**** Information provided ****
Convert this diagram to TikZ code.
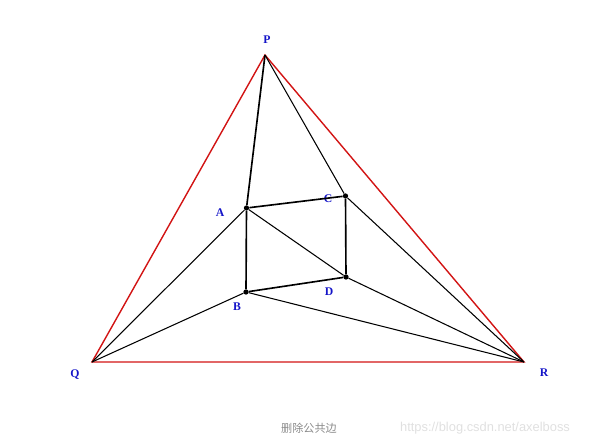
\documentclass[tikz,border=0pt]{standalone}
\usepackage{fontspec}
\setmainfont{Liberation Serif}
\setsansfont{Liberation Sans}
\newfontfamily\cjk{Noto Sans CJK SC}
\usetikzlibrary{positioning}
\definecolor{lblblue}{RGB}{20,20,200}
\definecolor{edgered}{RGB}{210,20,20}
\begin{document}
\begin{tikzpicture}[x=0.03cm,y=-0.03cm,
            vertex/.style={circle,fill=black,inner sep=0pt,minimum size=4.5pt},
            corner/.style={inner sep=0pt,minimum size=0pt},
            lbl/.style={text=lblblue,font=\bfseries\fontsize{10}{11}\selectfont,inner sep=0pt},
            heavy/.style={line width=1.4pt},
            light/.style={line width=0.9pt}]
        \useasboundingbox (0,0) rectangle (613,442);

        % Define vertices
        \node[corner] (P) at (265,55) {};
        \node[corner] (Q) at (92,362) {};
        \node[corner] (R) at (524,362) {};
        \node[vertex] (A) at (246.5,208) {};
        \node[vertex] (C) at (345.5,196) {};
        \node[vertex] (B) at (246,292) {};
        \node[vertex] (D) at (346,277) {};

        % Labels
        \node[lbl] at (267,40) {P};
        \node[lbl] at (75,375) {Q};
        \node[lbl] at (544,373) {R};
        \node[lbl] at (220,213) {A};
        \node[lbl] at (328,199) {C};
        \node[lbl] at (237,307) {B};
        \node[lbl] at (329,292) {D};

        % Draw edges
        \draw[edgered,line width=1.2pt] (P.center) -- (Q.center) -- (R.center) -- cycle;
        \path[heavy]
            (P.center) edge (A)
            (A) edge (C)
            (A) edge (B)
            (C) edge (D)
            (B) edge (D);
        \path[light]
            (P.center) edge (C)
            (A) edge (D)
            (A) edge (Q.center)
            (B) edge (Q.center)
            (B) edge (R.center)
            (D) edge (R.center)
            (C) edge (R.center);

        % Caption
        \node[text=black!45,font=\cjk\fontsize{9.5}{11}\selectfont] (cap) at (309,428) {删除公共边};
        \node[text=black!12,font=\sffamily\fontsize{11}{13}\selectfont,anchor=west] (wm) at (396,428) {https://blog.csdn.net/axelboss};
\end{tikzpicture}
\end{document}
****
**What is needed:** Reproduce the material in full, word for word, and omit the pictures.

**Exercise output:**
Convert this diagram to TikZ code.
\documentclass[tikz,border=0pt]{standalone}
\usepackage{fontspec}
\setmainfont{Liberation Serif}
\setsansfont{Liberation Sans}
\newfontfamily\cjk{Noto Sans CJK SC}
\usetikzlibrary{positioning}
\definecolor{lblblue}{RGB}{20,20,200}
\definecolor{edgered}{RGB}{210,20,20}
\begin{document}
\begin{tikzpicture}[x=0.03cm,y=-0.03cm,
            vertex/.style={circle,fill=black,inner sep=0pt,minimum size=4.5pt},
            corner/.style={inner sep=0pt,minimum size=0pt},
            lbl/.style={text=lblblue,font=\bfseries\fontsize{10}{11}\selectfont,inner sep=0pt},
            heavy/.style={line width=1.4pt},
            light/.style={line width=0.9pt}]
        \useasboundingbox (0,0) rectangle (613,442);

        % Define vertices
        \node[corner] (P) at (265,55) {};
        \node[corner] (Q) at (92,362) {};
        \node[corner] (R) at (524,362) {};
        \node[vertex] (A) at (246.5,208) {};
        \node[vertex] (C) at (345.5,196) {};
        \node[vertex] (B) at (246,292) {};
        \node[vertex] (D) at (346,277) {};

        % Labels
        \node[lbl] at (267,40) {P};
        \node[lbl] at (75,375) {Q};
        \node[lbl] at (544,373) {R};
        \node[lbl] at (220,213) {A};
        \node[lbl] at (328,199) {C};
        \node[lbl] at (237,307) {B};
        \node[lbl] at (329,292) {D};

        % Draw edges
        \draw[edgered,line width=1.2pt] (P.center) -- (Q.center) -- (R.center) -- cycle;
        \path[heavy]
            (P.center) edge (A)
            (A) edge (C)
            (A) edge (B)
            (C) edge (D)
            (B) edge (D);
        \path[light]
            (P.center) edge (C)
            (A) edge (D)
            (A) edge (Q.center)
            (B) edge (Q.center)
            (B) edge (R.center)
            (D) edge (R.center)
            (C) edge (R.center);

        % Caption
        \node[text=black!45,font=\cjk\fontsize{9.5}{11}\selectfont] (cap) at (309,428) {删除公共边};
        \node[text=black!12,font=\sffamily\fontsize{11}{13}\selectfont,anchor=west] (wm) at (396,428) {https://blog.csdn.net/axelboss};
\end{tikzpicture}
\end{document}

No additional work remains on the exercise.